Exercise brief:
For the listing below, give the count of lines containing the string "with" and nothing else.

Plotting code records:
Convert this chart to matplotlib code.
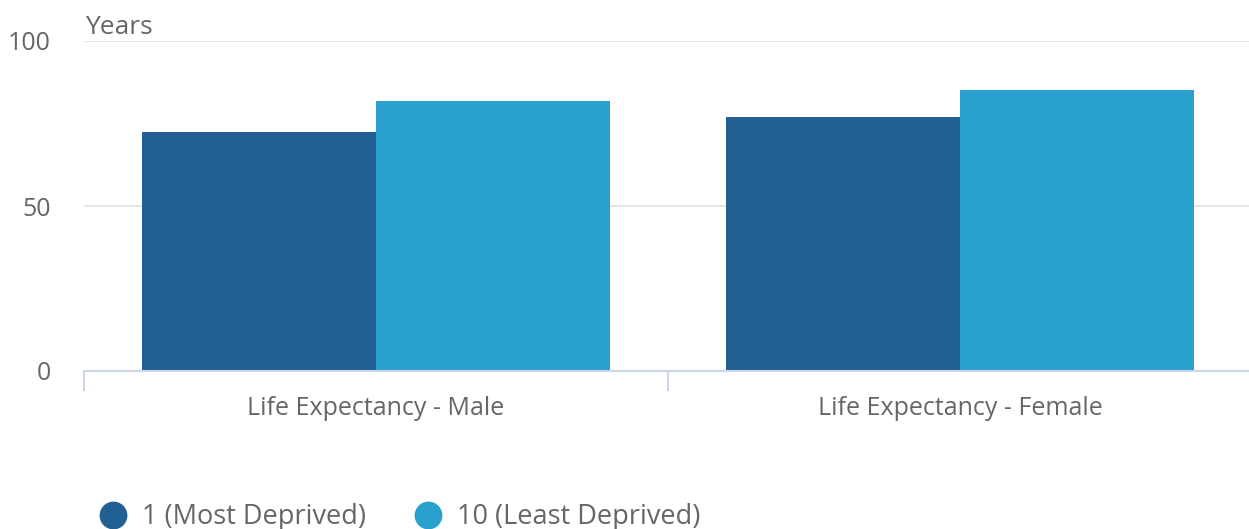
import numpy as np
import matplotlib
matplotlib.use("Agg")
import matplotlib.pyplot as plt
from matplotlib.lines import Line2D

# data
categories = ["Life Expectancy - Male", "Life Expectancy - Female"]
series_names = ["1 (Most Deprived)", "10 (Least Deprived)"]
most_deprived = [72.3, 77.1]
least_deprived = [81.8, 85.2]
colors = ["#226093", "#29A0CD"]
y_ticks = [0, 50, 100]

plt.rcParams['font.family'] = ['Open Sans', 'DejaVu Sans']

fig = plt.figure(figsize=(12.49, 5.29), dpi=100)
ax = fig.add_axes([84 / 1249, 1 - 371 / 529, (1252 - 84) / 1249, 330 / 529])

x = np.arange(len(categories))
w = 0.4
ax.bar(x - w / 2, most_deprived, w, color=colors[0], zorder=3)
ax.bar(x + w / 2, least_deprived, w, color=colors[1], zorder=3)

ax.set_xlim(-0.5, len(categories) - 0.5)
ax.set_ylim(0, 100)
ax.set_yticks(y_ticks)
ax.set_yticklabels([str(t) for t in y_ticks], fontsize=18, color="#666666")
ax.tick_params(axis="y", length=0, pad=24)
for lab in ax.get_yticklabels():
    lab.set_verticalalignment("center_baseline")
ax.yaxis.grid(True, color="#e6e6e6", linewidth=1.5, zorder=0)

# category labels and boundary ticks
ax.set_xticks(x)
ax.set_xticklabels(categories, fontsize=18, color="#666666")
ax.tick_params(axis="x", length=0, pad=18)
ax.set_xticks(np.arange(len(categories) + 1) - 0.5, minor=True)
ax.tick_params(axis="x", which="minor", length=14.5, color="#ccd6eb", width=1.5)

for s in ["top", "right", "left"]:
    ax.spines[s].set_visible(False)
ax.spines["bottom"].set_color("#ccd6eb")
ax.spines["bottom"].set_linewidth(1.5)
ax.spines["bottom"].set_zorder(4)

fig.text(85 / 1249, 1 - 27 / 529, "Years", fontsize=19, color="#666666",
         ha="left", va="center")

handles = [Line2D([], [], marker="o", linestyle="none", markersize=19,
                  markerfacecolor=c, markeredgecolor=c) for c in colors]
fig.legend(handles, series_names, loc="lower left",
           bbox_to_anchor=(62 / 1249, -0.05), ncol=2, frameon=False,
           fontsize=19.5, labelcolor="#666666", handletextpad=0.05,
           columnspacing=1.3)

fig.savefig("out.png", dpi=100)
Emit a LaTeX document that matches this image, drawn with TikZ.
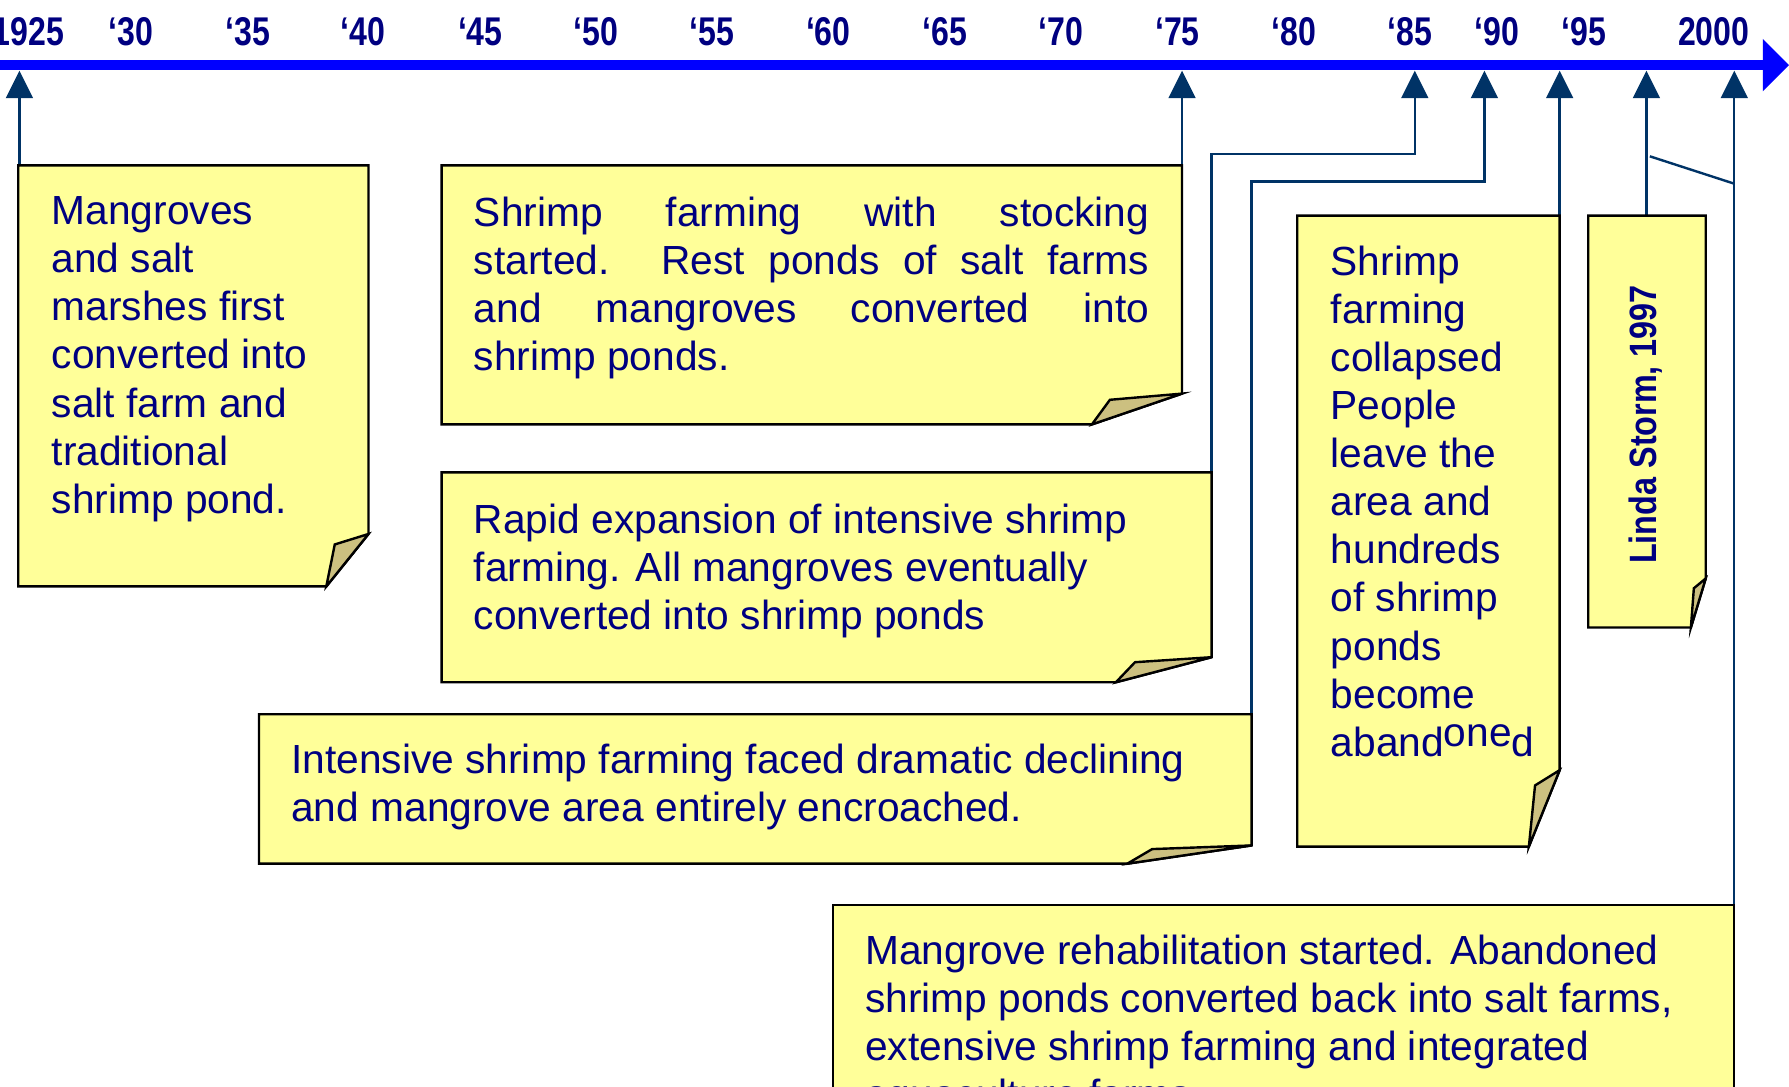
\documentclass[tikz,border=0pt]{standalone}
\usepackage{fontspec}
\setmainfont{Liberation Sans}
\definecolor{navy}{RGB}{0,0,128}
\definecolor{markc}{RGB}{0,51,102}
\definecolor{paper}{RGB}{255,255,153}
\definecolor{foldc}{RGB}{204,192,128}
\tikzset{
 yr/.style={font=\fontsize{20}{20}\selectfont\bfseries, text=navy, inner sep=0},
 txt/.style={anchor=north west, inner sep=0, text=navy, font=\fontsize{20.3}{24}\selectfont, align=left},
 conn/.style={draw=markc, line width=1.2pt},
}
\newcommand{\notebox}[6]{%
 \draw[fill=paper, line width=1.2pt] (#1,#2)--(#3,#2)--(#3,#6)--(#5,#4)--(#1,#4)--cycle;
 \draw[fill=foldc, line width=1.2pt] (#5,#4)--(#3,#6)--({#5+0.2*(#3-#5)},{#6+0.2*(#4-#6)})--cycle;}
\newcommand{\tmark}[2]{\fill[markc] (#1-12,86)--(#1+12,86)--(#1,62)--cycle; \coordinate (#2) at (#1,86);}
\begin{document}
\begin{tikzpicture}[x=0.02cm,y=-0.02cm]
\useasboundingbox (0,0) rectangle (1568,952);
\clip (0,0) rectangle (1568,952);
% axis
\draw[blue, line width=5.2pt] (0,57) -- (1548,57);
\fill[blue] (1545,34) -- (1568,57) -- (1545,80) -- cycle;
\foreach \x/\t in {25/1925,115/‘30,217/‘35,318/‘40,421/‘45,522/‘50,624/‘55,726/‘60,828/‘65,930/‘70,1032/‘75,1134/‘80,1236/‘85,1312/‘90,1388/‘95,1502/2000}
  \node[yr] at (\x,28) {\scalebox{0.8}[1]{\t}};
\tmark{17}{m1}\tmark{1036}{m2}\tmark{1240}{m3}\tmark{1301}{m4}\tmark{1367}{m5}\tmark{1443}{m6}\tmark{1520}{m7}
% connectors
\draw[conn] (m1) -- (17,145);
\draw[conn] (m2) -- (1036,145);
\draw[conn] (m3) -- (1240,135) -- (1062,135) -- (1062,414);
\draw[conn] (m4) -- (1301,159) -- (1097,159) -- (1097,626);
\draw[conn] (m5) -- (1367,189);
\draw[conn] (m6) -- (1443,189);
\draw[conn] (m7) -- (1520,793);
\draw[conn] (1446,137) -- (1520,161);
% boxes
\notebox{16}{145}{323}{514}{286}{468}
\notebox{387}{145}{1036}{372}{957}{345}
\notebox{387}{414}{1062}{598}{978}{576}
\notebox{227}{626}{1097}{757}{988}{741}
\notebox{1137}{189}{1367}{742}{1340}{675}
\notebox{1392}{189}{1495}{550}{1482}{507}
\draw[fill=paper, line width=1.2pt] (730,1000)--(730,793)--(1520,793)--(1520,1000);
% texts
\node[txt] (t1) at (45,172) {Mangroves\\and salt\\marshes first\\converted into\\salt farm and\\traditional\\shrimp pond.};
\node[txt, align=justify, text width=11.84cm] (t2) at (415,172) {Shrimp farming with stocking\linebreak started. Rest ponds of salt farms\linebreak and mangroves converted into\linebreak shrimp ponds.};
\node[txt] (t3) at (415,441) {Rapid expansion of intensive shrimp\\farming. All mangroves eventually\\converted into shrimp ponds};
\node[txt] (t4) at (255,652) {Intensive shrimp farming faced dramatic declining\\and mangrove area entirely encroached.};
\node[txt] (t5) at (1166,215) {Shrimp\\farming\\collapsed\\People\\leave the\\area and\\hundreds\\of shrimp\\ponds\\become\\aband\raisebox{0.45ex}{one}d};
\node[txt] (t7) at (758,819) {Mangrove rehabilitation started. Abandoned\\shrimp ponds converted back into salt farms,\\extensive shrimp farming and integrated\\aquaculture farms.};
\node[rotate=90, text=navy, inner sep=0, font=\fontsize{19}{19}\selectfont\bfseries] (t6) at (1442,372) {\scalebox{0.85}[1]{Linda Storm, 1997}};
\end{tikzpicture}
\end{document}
...
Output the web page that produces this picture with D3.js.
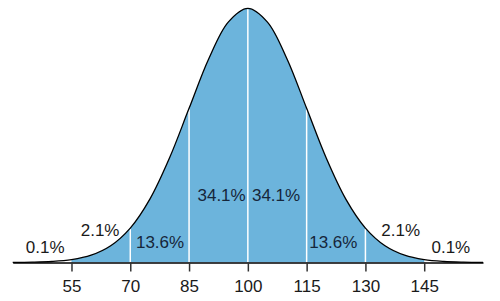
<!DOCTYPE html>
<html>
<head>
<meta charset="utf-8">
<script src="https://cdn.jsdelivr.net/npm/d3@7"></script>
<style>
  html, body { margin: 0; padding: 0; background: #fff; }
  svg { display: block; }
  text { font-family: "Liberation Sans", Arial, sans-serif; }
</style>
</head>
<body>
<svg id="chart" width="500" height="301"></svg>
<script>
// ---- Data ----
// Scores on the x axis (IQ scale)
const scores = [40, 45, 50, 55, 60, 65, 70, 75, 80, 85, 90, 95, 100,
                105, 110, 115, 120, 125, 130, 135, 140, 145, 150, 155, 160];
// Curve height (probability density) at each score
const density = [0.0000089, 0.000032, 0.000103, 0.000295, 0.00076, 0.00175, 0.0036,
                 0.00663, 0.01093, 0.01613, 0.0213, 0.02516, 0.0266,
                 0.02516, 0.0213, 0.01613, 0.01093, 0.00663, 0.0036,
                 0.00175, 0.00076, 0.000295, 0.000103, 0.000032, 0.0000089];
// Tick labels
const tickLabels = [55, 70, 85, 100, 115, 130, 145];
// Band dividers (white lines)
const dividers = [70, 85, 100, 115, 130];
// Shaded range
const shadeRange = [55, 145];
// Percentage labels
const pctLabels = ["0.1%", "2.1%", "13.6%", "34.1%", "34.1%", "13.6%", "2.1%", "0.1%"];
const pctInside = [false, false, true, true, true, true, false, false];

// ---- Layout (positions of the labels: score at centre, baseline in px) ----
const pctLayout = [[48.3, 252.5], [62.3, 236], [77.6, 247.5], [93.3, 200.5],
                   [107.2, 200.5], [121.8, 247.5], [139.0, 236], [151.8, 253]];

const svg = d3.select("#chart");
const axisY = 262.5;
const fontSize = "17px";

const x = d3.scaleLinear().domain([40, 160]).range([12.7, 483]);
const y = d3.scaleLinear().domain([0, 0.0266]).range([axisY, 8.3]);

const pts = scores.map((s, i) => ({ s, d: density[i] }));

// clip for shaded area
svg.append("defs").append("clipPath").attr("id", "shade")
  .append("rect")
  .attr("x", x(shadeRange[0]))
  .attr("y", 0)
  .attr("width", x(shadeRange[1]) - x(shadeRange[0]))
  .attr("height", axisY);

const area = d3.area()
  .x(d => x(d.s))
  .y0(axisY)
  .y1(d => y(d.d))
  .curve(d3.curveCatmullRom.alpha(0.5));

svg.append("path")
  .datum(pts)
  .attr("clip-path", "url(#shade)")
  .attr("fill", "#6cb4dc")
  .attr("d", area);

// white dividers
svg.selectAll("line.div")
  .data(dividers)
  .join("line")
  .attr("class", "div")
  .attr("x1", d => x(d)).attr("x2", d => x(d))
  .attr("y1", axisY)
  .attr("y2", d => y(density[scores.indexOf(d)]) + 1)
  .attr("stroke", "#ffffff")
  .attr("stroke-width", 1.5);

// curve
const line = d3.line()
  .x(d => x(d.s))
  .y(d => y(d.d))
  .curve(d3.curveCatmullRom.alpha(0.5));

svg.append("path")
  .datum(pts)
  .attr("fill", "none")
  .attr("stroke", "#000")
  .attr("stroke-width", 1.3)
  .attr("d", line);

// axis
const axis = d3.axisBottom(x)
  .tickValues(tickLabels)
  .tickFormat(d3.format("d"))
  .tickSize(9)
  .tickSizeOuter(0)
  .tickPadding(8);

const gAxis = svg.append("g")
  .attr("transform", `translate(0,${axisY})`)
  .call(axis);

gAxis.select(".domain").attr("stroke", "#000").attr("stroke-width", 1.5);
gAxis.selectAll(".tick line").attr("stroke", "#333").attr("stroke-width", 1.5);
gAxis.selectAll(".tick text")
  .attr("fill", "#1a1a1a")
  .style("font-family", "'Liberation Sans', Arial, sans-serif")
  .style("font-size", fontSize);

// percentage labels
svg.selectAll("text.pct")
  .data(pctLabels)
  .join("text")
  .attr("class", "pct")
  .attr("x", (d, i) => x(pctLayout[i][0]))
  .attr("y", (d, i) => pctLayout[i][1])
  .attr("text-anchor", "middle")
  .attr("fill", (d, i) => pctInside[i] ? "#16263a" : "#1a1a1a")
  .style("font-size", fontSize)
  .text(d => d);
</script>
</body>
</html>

Response for this exercise:
3